It’s been almost a decade since the first commercial “for-profit” bug bounty companies launched leveraging crowdsourced intelligence to uncover security vulnerabilities and simultaneously creating uncertainty for boutique security companies around the globe.
Not only could crowdsourced bug hunting drive down their consulting rates or result in their best bug hunters turning solo, it raised ethics questions, such as should a consultant previously engaged on a customer security assessment also pursue out-of-hours bug hunting against that same customer. What if she held back findings from the day-job to claim bounties at night?
With years of bug bounty programs now behind us, it is interesting to see how the information security sector transformed – or didn’t.
The fears of the boutique security consultancies – particularly those offering penetration testing and reverse engineering expertise – were proven unfounded. A handful of consultants did slip away and adopt full-time bug bounty pursuit lifestyles, but most didn’t. Nor did those companies feel a pinch on their hourly consulting rates. Instead, a few other things happened.
First, the boutiques upped the ante by repositioning their attack-based services – defining aggressive “red team” methodologies and doubling down on the value of combining black-box with white-box testing (or reverse engineering combined with code reviews) to uncover product and application bugs in a more efficient manner. Customers were (and are) encouraged to use bug bounties as a “first-pass filter” for finding common vulnerabilities – and then turn to dedicated experts to uncover (and help remediate) the truly nasty bugs.
Second, they began using bug bounty leaderboard tables as a recruitment vehicle for junior consultants. It was a subtle, but meaningful change. Previously, a lot of recruitment had been based off evaluating in-bound resumes by how many public disclosures or CVEs a security researcher or would-be consultant had made in the past. By leveraging the public leaderboards, suddenly there was a target list of candidates to go after. An interesting and obvious ramification was (and continues to be) that newly rising stars on public bug bounty leaderboards often disappear as they get hired as full-time consultants.
Third, bug bounty companies struggled with their business model. Taking a slice of the vendors payments to crowdsourced bug hunters sounded easier and less resource intensive than it turned out. The process of triaging the thousands of bug submissions – removing duplicates, validating proof-of-concept code, classifying criticality, and resolving disparities in hunter expectations – is tough work. It’s also something that tends to require a high degree of security research experience and costly expertise that doesn’t scale as rapidly as a crowdsource community can. The net result is that many of the bug bounty crowdsource vendors were forced to outsource sizable chunks of the triage work to boutique consultancies – as many in-house bug bounty programs also do.
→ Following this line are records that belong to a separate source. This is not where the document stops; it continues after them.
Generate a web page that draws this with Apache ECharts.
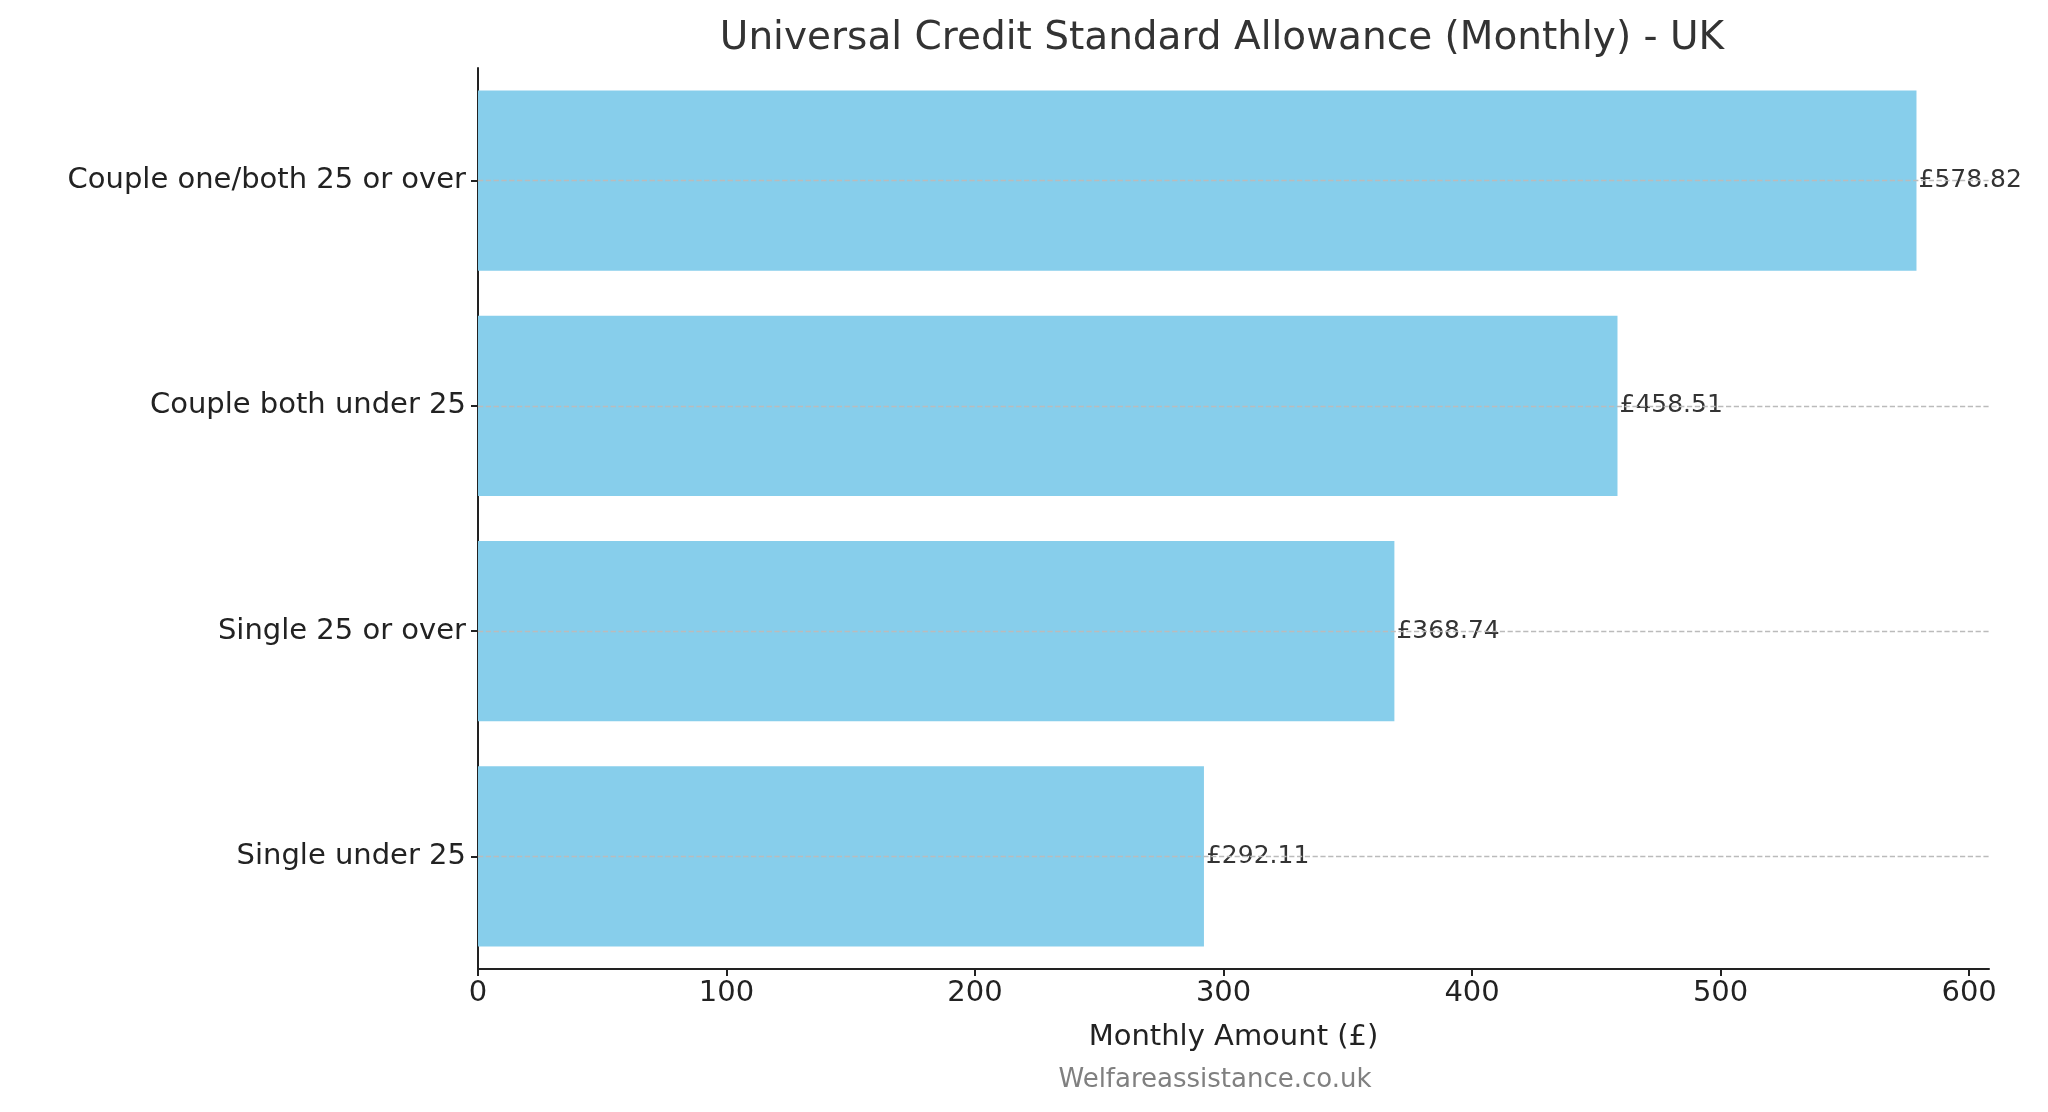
<!DOCTYPE html>
<html><head><meta charset="utf-8">
<script src="https://cdn.jsdelivr.net/npm/echarts@6/dist/echarts.min.js"></script>
<style>html,body{margin:0;padding:0;background:#fff}#c{width:2048px;height:1112px}</style>
</head><body><div id="c"></div>
<script>
const categories = ['Single under 25','Single 25 or over','Couple both under 25','Couple one/both 25 or over'];
const values = [292.11, 368.74, 458.51, 578.82];
const xTicks = [0,100,200,300,400,500,600];
const chart = echarts.init(document.getElementById('c'));
const F = 'DejaVu Sans';
chart.setOption({
  animation:false,
  title:[{text:'Universal Credit Standard Allowance (Monthly) - UK',left:1217,top:14,textAlign:'center',
    textStyle:{fontFamily:F,fontSize:39,fontWeight:'normal',color:'#333'}},
    {text:'Welfareassistance.co.uk',left:1210,top:1062,textAlign:'center',
    textStyle:{fontFamily:F,fontSize:26,fontWeight:'normal',color:'#808080'}}],
  grid:{left:478,right:59,top:68,bottom:143},
  xAxis:{type:'value',min:0,max:608,interval:100,
    name:'Monthly Amount (£)',nameLocation:'middle',nameGap:54,
    nameTextStyle:{fontFamily:F,fontSize:29,color:'#222'},
    axisLine:{show:true,lineStyle:{color:'#222',width:2}},
    axisTick:{show:true,length:7,lineStyle:{color:'#222',width:2}},
    axisLabel:{fontFamily:F,fontSize:29,color:'#222',margin:10,showMaxLabel:false,
      formatter:v=>xTicks.includes(v)?String(v):''},
    splitLine:{show:false}},
  yAxis:{type:'category',data:categories,
    axisLine:{show:true,lineStyle:{color:'#222',width:2}},
    axisTick:{show:true,alignWithLabel:true,length:7,lineStyle:{color:'#222',width:2}},
    axisLabel:{fontFamily:F,fontSize:29,color:'#222',margin:12},
    splitLine:{show:false}},
  series:[{type:'bar',data:values,barCategoryGap:'20%',
    itemStyle:{color:'#87CEEB'},
    label:{show:true,position:'right',distance:2,fontFamily:F,fontSize:25,color:'#333',
      formatter:p=>'£'+p.value.toFixed(2)},
    markLine:{silent:true,symbol:'none',label:{show:false},
      lineStyle:{type:'dashed',color:'#bbb',width:1.3},
      data:categories.map(c=>({yAxis:c}))}}]
});
</script></body></html>
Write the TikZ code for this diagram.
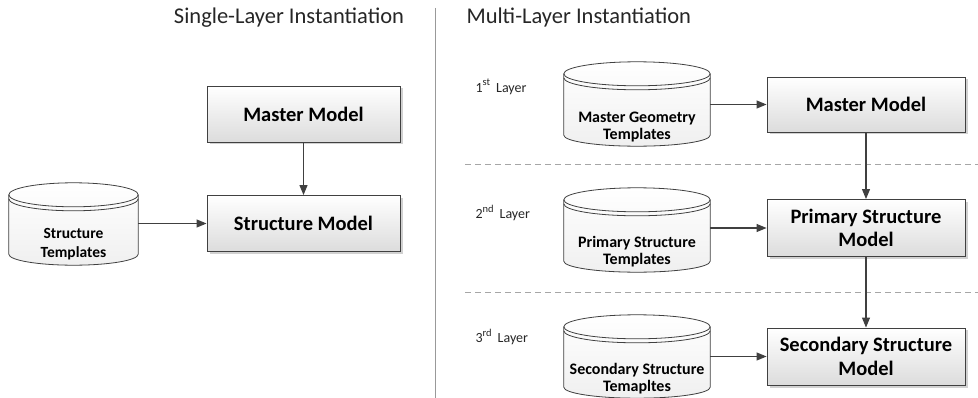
\documentclass[tikz,border=0pt]{standalone}
\usepackage{fontspec}
\setmainfont{Carlito}
\usetikzlibrary{arrows.meta,shadows,backgrounds,calc}

\definecolor{edge}{HTML}{404040}
\definecolor{boxbot}{HTML}{DCDCDC}

\tikzset{
  model/.style={draw=edge, line width=0.9pt, top color=white, bottom color=boxbot,
    minimum width=198pt, minimum height=56pt, align=center, inner sep=0pt,
    font=\bfseries\fontsize{20.5}{23.5}\selectfont,
    drop shadow={shadow xshift=2.5pt, shadow yshift=-2.5pt, opacity=0.18, fill=black}},
  store/.style={minimum width=146pt, minimum height=84pt, inner sep=0pt,
    font=\bfseries\fontsize{16}{17}\selectfont},
  flow/.style={draw=edge, line width=1.1pt, -{Triangle[length=10pt,width=8pt]}},
  layerline/.style={draw=gray!70, line width=0.9pt, dash pattern=on 6pt off 4pt},
  heading/.style={font=\fontsize{22.5}{26}\selectfont, text=black!85},
  layertag/.style={font=\fontsize{14}{16}\selectfont, anchor=west, text=black!85},
}

% two-line label sitting in the body of a cylinder, below its lid
\newcommand{\drumtext}[3]{\raisebox{#1}[0pt][0pt]{\begin{tabular}{@{}c@{}}#2\\#3\end{tabular}}}
% ordinal layer tag
\newcommand{\layerno}[2]{#1\raisebox{6.5pt}{\fontsize{10.5}{12}\selectfont #2}\hspace{6pt}Layer}

% cylinder outline drawn behind a store node
\newcommand{\drum}[1]{%
  \path[draw=edge, line width=0.8pt, top color=white, bottom color=gray!12]
    let \p1=(#1.north west), \p2=(#1.south east), \n1={(\x2-\x1)/2} in
    (\x1,\y1-12pt) -- (\x1,\y2+11pt)
    arc[start angle=180, end angle=360, x radius=\n1, y radius=11pt]
    -- (\x2,\y1-12pt)
    arc[start angle=0, end angle=180, x radius=\n1, y radius=12pt] -- cycle;
  \draw[edge, line width=0.8pt]
    let \p1=(#1.north west), \p2=(#1.south east), \n1={(\x2-\x1)/2} in
    (\x1,\y1-12pt) arc[start angle=180, end angle=360, x radius=\n1, y radius=12pt]
    (\x1,\y1-16pt) arc[start angle=180, end angle=360, x radius=\n1, y radius=12pt];
}

\begin{document}
\begin{tikzpicture}[x=1pt,y=-1pt]
\useasboundingbox (0,0) rectangle (978,398);

% headings and divider
\node[heading] (h1) at (289,18) {Single-Layer Instantiation};
\node[heading, anchor=west] (h2) at (463,18) {Multi-Layer Instantiation};
\coordinate (dtop) at (435.5,8);
\coordinate (dbot) at (435.5,398);
\draw[gray!80, line width=0.8pt] (dtop) -- (dbot);

% single layer
\node[model, minimum width=193pt] (mm1) at (303.5,114) {Master Model};
\node[model, minimum width=193pt] (sm1) at (303.5,223.5) {Structure Model};
\node[store, minimum width=129pt, minimum height=82pt,
      font=\bfseries\fontsize{15.5}{19}\selectfont] (st1) at (73.5,224)
  {\drumtext{-24pt}{Structure}{Templates}};

% multi layer
\node[layertag] (l1) at (472,87) {\layerno{1}{st}};
\node[layertag] (l2) at (472,213) {\layerno{2}{nd}};
\node[layertag] (l3) at (472,337) {\layerno{3}{rd}};

\coordinate (d1a) at (465,164);
\coordinate (d1b) at (978,164);
\coordinate (d2a) at (465,292);
\coordinate (d2b) at (978,292);
\draw[layerline] (d1a) -- (d1b);
\draw[layerline] (d2a) -- (d2b);

\node[model, minimum height=55pt] (mm2) at (866,104.5) {Master Model};
\node[model, minimum height=57pt] (psm) at (866,228) {Primary Structure\\Model};
\node[model, minimum height=57pt] (ssm) at (866,356.5) {Secondary Structure\\Model};

\node[store] (mgt) at (637,104) {\drumtext{-28pt}{Master Geometry}{Templates}};
\node[store] (pst) at (637,230) {\drumtext{-27pt}{Primary Structure}{Templates}};
\node[store, minimum height=83pt] (sst) at (637,356.5) {\drumtext{-27pt}{Secondary Structure}{Temapltes}};

\begin{scope}[on background layer]
  \drum{st1}
  \drum{mgt}
  \drum{pst}
  \drum{sst}
\end{scope}

% connectors
\draw[flow] (mm1) -- (sm1);
\draw[flow] (st1.east |- sm1) -- (sm1);
\draw[flow] (mgt.east |- mm2) -- (mm2);
\draw[flow] (pst.east |- psm) -- (psm);
\draw[flow] (sst.east |- ssm) -- (ssm);
\draw[flow] (mm2) -- (psm);
\draw[flow] (psm) -- (ssm);
\end{tikzpicture}
\end{document}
A fourth (but not final) effect was that some consulting teams found contributing to public bug bounty programs an ideal way of cashing in on consulting “bench time” when a consultant is not directly engaged on a commercial project. Contributing to bug bounties has proven a nice supplement to what was previously lost productivity.
Over the last few years I’ve seen some pentesting companies also turn third-party bug bounty research and contribution into in-house training regimes, marketing campaigns, and an engagement model to secure new customers, e.g., find and submit bugs through the bug bounty program and then reach out directly to the customer with a bag full of more critical bugs.
Given the commercial pressures of on third-party bug bounty companies, it was not unexpected that they would seek to stretch their business model towards higher premium offerings, such as options for customers to engage with their best and most trusted bug hunters before opening up to the public or offering more traditional report-based “assessments” of the company’s product or website. More recently, some bug bounty vendors have expanded offerings to encompass community managed penetration testing and red team services.
The lines continue to blur between the boutique security consultancies and crowdsourcing bug bounty providers. It’ll be interesting to see what the landscape looks like in another decade. While there is a lot to be said and gained from crowdsourced security services, I must admit that the commercial realities of operating businesses that profit from managing or middle-manning their output strikes me as a difficult proposition in the long run.
I think the crowdsourcing of security research will continue to hold value for the businesses owning the product or web application, and I encourage businesses to take advantage of the public resource. But I would balance that with the reliability from engaging a dedicated consultancy for the tougher stuff.